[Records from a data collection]
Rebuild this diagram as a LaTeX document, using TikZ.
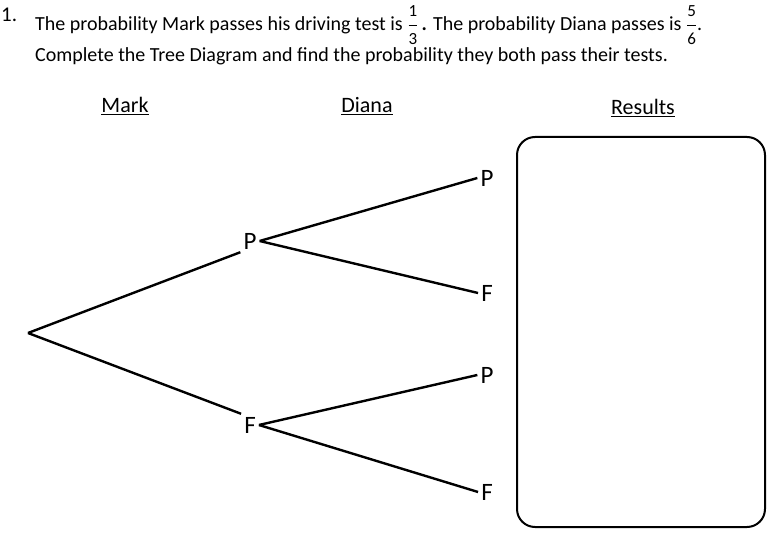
\documentclass[tikz,border=0pt]{standalone}
\usepackage{fontspec}
\setmainfont{Carlito}
\newcommand{\myfr}[2]{\smash{$\displaystyle\frac{\mbox{\fontsize{17}{18}\selectfont #1}}{\mbox{\fontsize{17}{18}\selectfont #2}}$}}
\begin{document}
\begin{tikzpicture}[x=1pt,y=-1pt,
  lab/.style={font=\fontsize{25}{28}\selectfont,inner sep=3pt},
  hd/.style={font=\fontsize{22}{26}\selectfont},
  br/.style={line width=2.4pt},
  txt/.style={font=\fontsize{20}{22}\selectfont,anchor=west,inner sep=0pt}]
\useasboundingbox (0,0) rectangle (780,540);
\node[anchor=west,inner sep=0pt,font=\fontsize{21}{24}\selectfont] (num) at (1,15) {1.};
\node[txt] (l1) at (35,25) {The probability Mark passes his driving test is \myfr{1}{3}\,\textbf{.} The probability Diana passes is \myfr{5}{6}.};
\node[txt] (l2) at (35,56) {Complete the Tree Diagram and find the probability they both pass their tests.};
\node[hd] (hm) at (125,106) {\underline{Mark}};
\node[hd] (hd) at (367,106) {\underline{Diana}};
\node[hd] (hr) at (643,108) {\underline{Results}};
\draw[line width=2pt,rounded corners=18pt] (517,137) rectangle (765,527);
\coordinate (root) at (28,333);
\node[lab] (P1) at (250,241) {P};
\node[lab] (F1) at (250,425) {F};
\node[lab] (PP) at (487,178) {P};
\node[lab] (PF) at (487,293) {F};
\node[lab] (FP) at (487,375) {P};
\node[lab] (FF) at (487,492) {F};
\draw[br] (root) -- (P1.south west);
\draw[br] (root) -- (F1.north west);
\draw[br] (P1.east) -- (PP.west);
\draw[br] (P1.east) -- (PF.west);
\draw[br] (F1.east) -- (FP.west);
\draw[br] (F1.east) -- (FF.west);
\end{tikzpicture}
\end{document}
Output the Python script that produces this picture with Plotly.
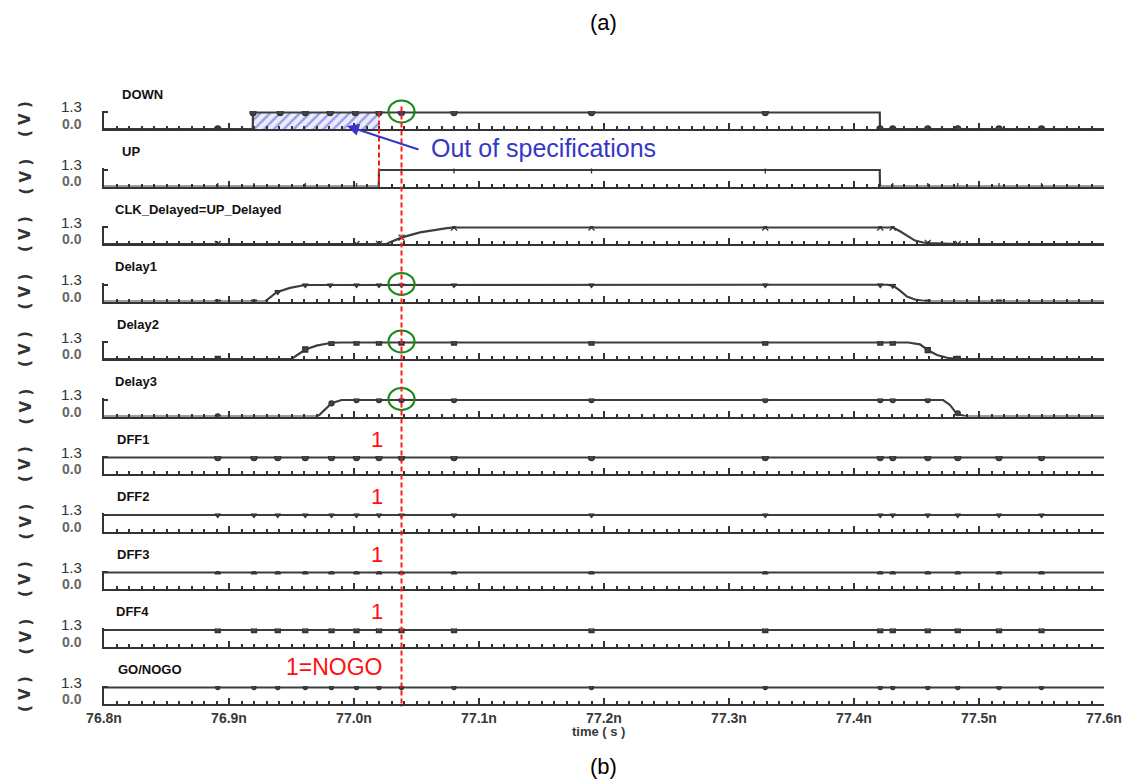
import numpy as np
import plotly.graph_objects as go

# ---------------- data (time in ns, voltage in V) ----------------
X_MIN, X_MAX = 76.8, 77.6
V_HIGH = 1.3
SIGNAL_NAMES = ["DOWN", "UP", "CLK_Delayed=UP_Delayed", "Delay1", "Delay2", "Delay3",
                "DFF1", "DFF2", "DFF3", "DFF4", "GO/NOGO"]

DOWN_RISE = 76.9192   # DOWN rising edge
UP_RISE = 77.0200     # UP rising edge
SAMPLE_T = 77.038     # sampling instant (red dashed line / green circles)

down_t = [76.80, 76.9190, 76.9192, 77.4206, 77.4208, 77.60]
down_v = [0.0, 0.0, 1.3, 1.3, 0.0, 0.0]
down_mk = [76.891, 76.9192, 76.941, 76.961, 76.981, 77.001, 77.020, 77.038, 77.080, 77.190,
           77.329, 77.4208, 77.431, 77.459, 77.483, 77.516, 77.550]

up_t = [76.80, 77.0198, 77.0200, 77.4206, 77.4208, 77.60]
up_v = [0.0, 0.0, 1.3, 1.3, 0.0, 0.0]
up_mk = [76.891, 76.920, 76.961, 77.002, 77.020, 77.038, 77.080, 77.190, 77.329,
         77.4208, 77.431, 77.459, 77.483, 77.516, 77.550]

clk_t = [76.80, 77.026, 77.0288, 77.0384, 77.0528, 77.0632, 77.0744, 77.080,
         77.4312, 77.4368, 77.4424, 77.4488, 77.4552, 77.4608, 77.4824, 77.60]
clk_v = [0.0, 0.0, 0.13, 0.52, 0.91, 1.10, 1.25, 1.3,
         1.3, 1.00, 0.69, 0.27, 0.12, 0.07, 0.0, 0.0]
clk_mk = [76.891, 77.002, 77.020, 77.038, 77.080, 77.190, 77.329, 77.421, 77.431, 77.459, 77.483]

d1_t = [76.80, 76.9288, 76.9381, 76.9488, 76.9608, 77.4208, 77.4264, 77.4312,
        77.4368, 77.4424, 77.4488, 77.4592, 77.60]
d1_v = [0.0, 0.0, 0.73, 1.07, 1.3, 1.3, 1.33, 1.25, 0.86, 0.39, 0.16, 0.0, 0.0]
d1_mk = [76.891, 76.920, 76.939, 76.961, 76.981, 77.002, 77.020, 77.038, 77.080, 77.190,
         77.329, 77.421, 77.431, 77.459, 77.516]

d2_t = [76.80, 76.950, 76.961, 76.970, 76.982, 76.990, 77.4432, 77.4528, 77.4592,
        77.4664, 77.4744, 77.4824, 77.60]
d2_v = [0.0, 0.0, 0.75, 1.05, 1.28, 1.3, 1.3, 1.15, 0.69, 0.31, 0.10, 0.0, 0.0]
d2_mk = [76.891, 76.961, 76.982, 77.002, 77.020, 77.038, 77.080, 77.190, 77.329,
         77.421, 77.431, 77.459, 77.483]

d3_t = [76.80, 76.971, 76.982, 76.990, 77.4712, 77.4768, 77.4808, 77.4848, 77.4904, 77.60]
d3_v = [0.0, 0.0, 1.04, 1.3, 1.3, 0.91, 0.39, 0.13, 0.0, 0.0]
d3_mk = [76.891, 76.982, 77.002, 77.020, 77.038, 77.080, 77.190, 77.329,
         77.421, 77.431, 77.459, 77.483]

dff_t = [76.80, 77.60]
dff_v = [1.3, 1.3]
dff_mk = [76.891, 76.920, 76.939, 76.961, 76.982, 77.002, 77.020, 77.038, 77.080, 77.190,
          77.329, 77.421, 77.431, 77.459, 77.483, 77.516, 77.550]

WAVES = [(down_t, down_v, down_mk), (up_t, up_v, up_mk), (clk_t, clk_v, clk_mk),
         (d1_t, d1_v, d1_mk), (d2_t, d2_v, d2_mk), (d3_t, d3_v, d3_mk),
         (dff_t, dff_v, dff_mk), (dff_t, dff_v, dff_mk), (dff_t, dff_v, dff_mk),
         (dff_t, dff_v, dff_mk), (dff_t, dff_v, dff_mk)]

# ---------------- styling / geometry ----------------
W, H = 1133, 784
PAGE_OFF = 8            # page body offset of the plot div
PX_X0, PX_X1 = 104, 1104
BASE0, STEP = 129, 57.5
HIGH_PX = 16.5
PX_PER_V = HIGH_PX / V_HIGH
Y_TOP = 1.42
TITLE_X = [120, 120, 113, 113, 115, 113, 115, 115, 115, 114, 116]
SYMBOLS = ["circle", "line-ns", "x-thin", "triangle-down", "square", "circle",
           "circle", "triangle-down", "triangle-up", "square", "circle"]
SIZES = [6, 5, 6, 5, 5, 5, 6, 5, 5, 5, 4]
LINE_C = "#3d3d3d"
AX_C = "#333333"
FONT = "Liberation Sans, Arial, sans-serif"


def fx(p):
    return (p - PAGE_OFF) / W


def fy(p):
    return 1 - (p - PAGE_OFF) / H


def t2px(t):
    return PX_X0 + (t - X_MIN) / (X_MAX - X_MIN) * (PX_X1 - PX_X0)


fig = go.Figure()
annotations = []
shapes = []
layout_axes = {}

for i, (name, (t, v, mk)) in enumerate(zip(SIGNAL_NAMES, WAVES)):
    n = "" if i == 0 else str(i + 1)
    base = BASE0 + STEP * i
    top = base - Y_TOP * PX_PER_V
    layout_axes["xaxis" + n] = dict(
        domain=[fx(PX_X0), fx(PX_X1)], range=[X_MIN, X_MAX], anchor="y" + n,
        automargin=False,
        showline=True, linecolor=AX_C, linewidth=2, mirror=False,
        ticks="inside", ticklen=6, tickwidth=2, tickcolor=AX_C,
        tick0=76.8, dtick=0.1, tickformat=".1f", ticksuffix="n",
        showticklabels=(i == len(SIGNAL_NAMES) - 1),
        tickfont=dict(family=FONT, size=14, color="#3a3a3a", weight="bold"),
        showgrid=False, zeroline=False,
        minor=dict(ticks="inside", ticklen=3, tickwidth=1.5, tickcolor=AX_C,
                   tick0=76.8, dtick=0.01, showgrid=False),
        matches=None if i == 0 else "x",
    )
    layout_axes["yaxis" + n] = dict(
        domain=[fy(base), fy(top)], range=[0, Y_TOP], anchor="x" + n,
        automargin=False,
        showline=True, linecolor=AX_C, linewidth=2,
        ticks="inside", tickvals=[0, V_HIGH], ticklen=4, tickwidth=2, tickcolor=AX_C,
        showticklabels=False, showgrid=False, zeroline=False,
    )

    if i == 0:
        # hatched "out of specifications" region between DOWN and UP rising edges
        fig.add_trace(go.Scatter(
            x=[DOWN_RISE, UP_RISE, UP_RISE, DOWN_RISE, DOWN_RISE],
            y=[0, 0, V_HIGH, V_HIGH, 0], mode="lines", fill="toself",
            line=dict(width=0), fillcolor="rgba(0,0,0,0)",
            fillpattern=dict(shape="/", fgcolor="#4b4bd6", bgcolor="#eceefe",
                             size=7, solidity=0.35),
            xaxis="x" + n, yaxis="y" + n, showlegend=False, hoverinfo="skip"))

    fig.add_trace(go.Scatter(x=t, y=v, mode="lines",
                             line=dict(color=LINE_C, width=2.2),
                             xaxis="x" + n, yaxis="y" + n,
                             showlegend=False, hoverinfo="skip"))
    fig.add_trace(go.Scatter(x=mk, y=np.interp(mk, t, v), mode="markers",
                             marker=dict(symbol=SYMBOLS[i], size=SIZES[i], color="#444444",
                                         line=dict(color="#333333", width=1.3)),
                             xaxis="x" + n, yaxis="y" + n,
                             showlegend=False, hoverinfo="skip"))

    # labels
    annotations.append(dict(text=name, x=fx(TITLE_X[i]), y=fy(base - 35), xref="paper", yref="paper",
                            xanchor="left", yanchor="middle", showarrow=False,
                            font=dict(family=FONT, size=13, color="#111111", weight="bold")))
    annotations.append(dict(text="( V )", x=fx(25), y=fy(base - 10), xref="paper", yref="paper",
                            textangle=-90, showarrow=False, xanchor="center", yanchor="middle",
                            font=dict(family="DejaVu Sans", size=15, color="#333333",
                                      weight="bold")))
    annotations.append(dict(text="1.3", x=fx(84), y=fy(base - HIGH_PX - 5.5), xref="paper",
                            yref="paper", xanchor="right", yanchor="middle", showarrow=False,
                            font=dict(family=FONT, size=15, color="#333333")))
    annotations.append(dict(text="0.0", x=fx(84), y=fy(base - 5), xref="paper",
                            yref="paper", xanchor="right", yanchor="middle", showarrow=False,
                            font=dict(family=FONT, size=14, color="#666666", weight="bold")))

    if name.startswith("DFF"):
        annotations.append(dict(text="1", x=fx(377), y=fy(base - 35), xref="paper", yref="paper",
                                xanchor="center", yanchor="middle", showarrow=False,
                                font=dict(family=FONT, size=22, color="#ff1010")))
    if name == "GO/NOGO":
        annotations.append(dict(text="1=NOGO", x=fx(385), y=fy(base - 37), xref="paper",
                                yref="paper", xanchor="right", yanchor="middle", showarrow=False,
                                font=dict(family=FONT, size=23, color="#ff1010")))

    if i in (0, 3, 4, 5):
        cx, cy = t2px(SAMPLE_T), base - HIGH_PX - 1
        shapes.append(dict(type="circle", xref="paper", yref="paper",
                           x0=fx(cx - 13), x1=fx(cx + 13), y0=fy(cy + 11), y1=fy(cy - 11),
                           line=dict(color="#1a8a1a", width=2.2)))

last_base = BASE0 + STEP * (len(SIGNAL_NAMES) - 1)
# red dashed markers
shapes.append(dict(type="line", xref="paper", yref="paper",
                   x0=fx(t2px(SAMPLE_T)), x1=fx(t2px(SAMPLE_T)),
                   y0=fy(BASE0 - HIGH_PX - 6), y1=fy(last_base + 3),
                   line=dict(color="#ff1a1a", width=2, dash="5px,3px")))
shapes.append(dict(type="line", xref="paper", yref="paper",
                   x0=fx(t2px(UP_RISE)), x1=fx(t2px(UP_RISE)),
                   y0=fy(BASE0 - HIGH_PX), y1=fy(BASE0 + STEP),
                   line=dict(color="#ff1a1a", width=2, dash="5px,3px")))

# out-of-spec annotation + arrow
annotations.append(dict(text="Out of specifications", x=fx(429), y=fy(148), xref="paper",
                        yref="paper", xanchor="left", yanchor="middle", showarrow=False,
                        font=dict(family=FONT, size=25, color="#3636c8")))
annotations.append(dict(text="", x=fx(347), y=fy(126), xref="paper", yref="paper",
                        showarrow=True, ax=73, ay=24, arrowcolor="#3636c8", arrowwidth=2,
                        arrowhead=2, arrowsize=1.2, standoff=0))

annotations.append(dict(text="time ( s )", x=fx(598), y=fy(731), xref="paper", yref="paper",
                        xanchor="center", yanchor="middle", showarrow=False,
                        font=dict(family=FONT, size=13, color="#3a3a3a", weight="bold")))
annotations.append(dict(text="(a)", x=fx(603), y=fy(22), xref="paper", yref="paper",
                        xanchor="center", yanchor="middle", showarrow=False,
                        font=dict(family=FONT, size=22, color="#000000")))
annotations.append(dict(text="(b)", x=fx(603), y=fy(766), xref="paper", yref="paper",
                        xanchor="center", yanchor="middle", showarrow=False,
                        font=dict(family=FONT, size=22, color="#000000")))

fig.update_layout(
    width=W, height=H, margin=dict(l=0, r=0, t=0, b=0, pad=0, autoexpand=False),
    paper_bgcolor="white", plot_bgcolor="white",
    annotations=annotations, shapes=shapes, showlegend=False,
    **layout_axes,
)

fig.write_html("out.html")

*WRITTEN TASK*
Up to and including the line containing "SAMPLE_T = 77.038", repeat every line from the start of the data, but none of the pictures.

*EXERCISE OUTPUT*
Rebuild this diagram as a LaTeX document, using TikZ.
\documentclass[tikz,border=0pt]{standalone}
\usepackage{fontspec}
\setmainfont{Carlito}
\newcommand{\myfr}[2]{\smash{$\displaystyle\frac{\mbox{\fontsize{17}{18}\selectfont #1}}{\mbox{\fontsize{17}{18}\selectfont #2}}$}}
\begin{document}
\begin{tikzpicture}[x=1pt,y=-1pt,
  lab/.style={font=\fontsize{25}{28}\selectfont,inner sep=3pt},
  hd/.style={font=\fontsize{22}{26}\selectfont},
  br/.style={line width=2.4pt},
  txt/.style={font=\fontsize{20}{22}\selectfont,anchor=west,inner sep=0pt}]
\useasboundingbox (0,0) rectangle (780,540);
\node[anchor=west,inner sep=0pt,font=\fontsize{21}{24}\selectfont] (num) at (1,15) {1.};
\node[txt] (l1) at (35,25) {The probability Mark passes his driving test is \myfr{1}{3}\,\textbf{.} The probability Diana passes is \myfr{5}{6}.};
\node[txt] (l2) at (35,56) {Complete the Tree Diagram and find the probability they both pass their tests.};
\node[hd] (hm) at (125,106) {\underline{Mark}};
\node[hd] (hd) at (367,106) {\underline{Diana}};
\node[hd] (hr) at (643,108) {\underline{Results}};
\draw[line width=2pt,rounded corners=18pt] (517,137) rectangle (765,527);
\coordinate (root) at (28,333);
\node[lab] (P1) at (250,241) {P};
\node[lab] (F1) at (250,425) {F};
\node[lab] (PP) at (487,178) {P};
\node[lab] (PF) at (487,293) {F};
\node[lab] (FP) at (487,375) {P};
\node[lab] (FF) at (487,492) {F};
\draw[br] (root) -- (P1.south west);
\draw[br] (root) -- (F1.north west);
\draw[br] (P1.east) -- (PP.west);
\draw[br] (P1.east) -- (PF.west);
\draw[br] (F1.east) -- (FP.west);
\draw[br] (F1.east) -- (FF.west);
\end{tikzpicture}
\end{document}
Output the Python script that produces this picture with Plotly.
import numpy as np
import plotly.graph_objects as go

# ---------------- data (time in ns, voltage in V) ----------------
X_MIN, X_MAX = 76.8, 77.6
V_HIGH = 1.3
SIGNAL_NAMES = ["DOWN", "UP", "CLK_Delayed=UP_Delayed", "Delay1", "Delay2", "Delay3",
                "DFF1", "DFF2", "DFF3", "DFF4", "GO/NOGO"]

DOWN_RISE = 76.9192   # DOWN rising edge
UP_RISE = 77.0200     # UP rising edge
SAMPLE_T = 77.038     # sampling instant (red dashed line / green circles)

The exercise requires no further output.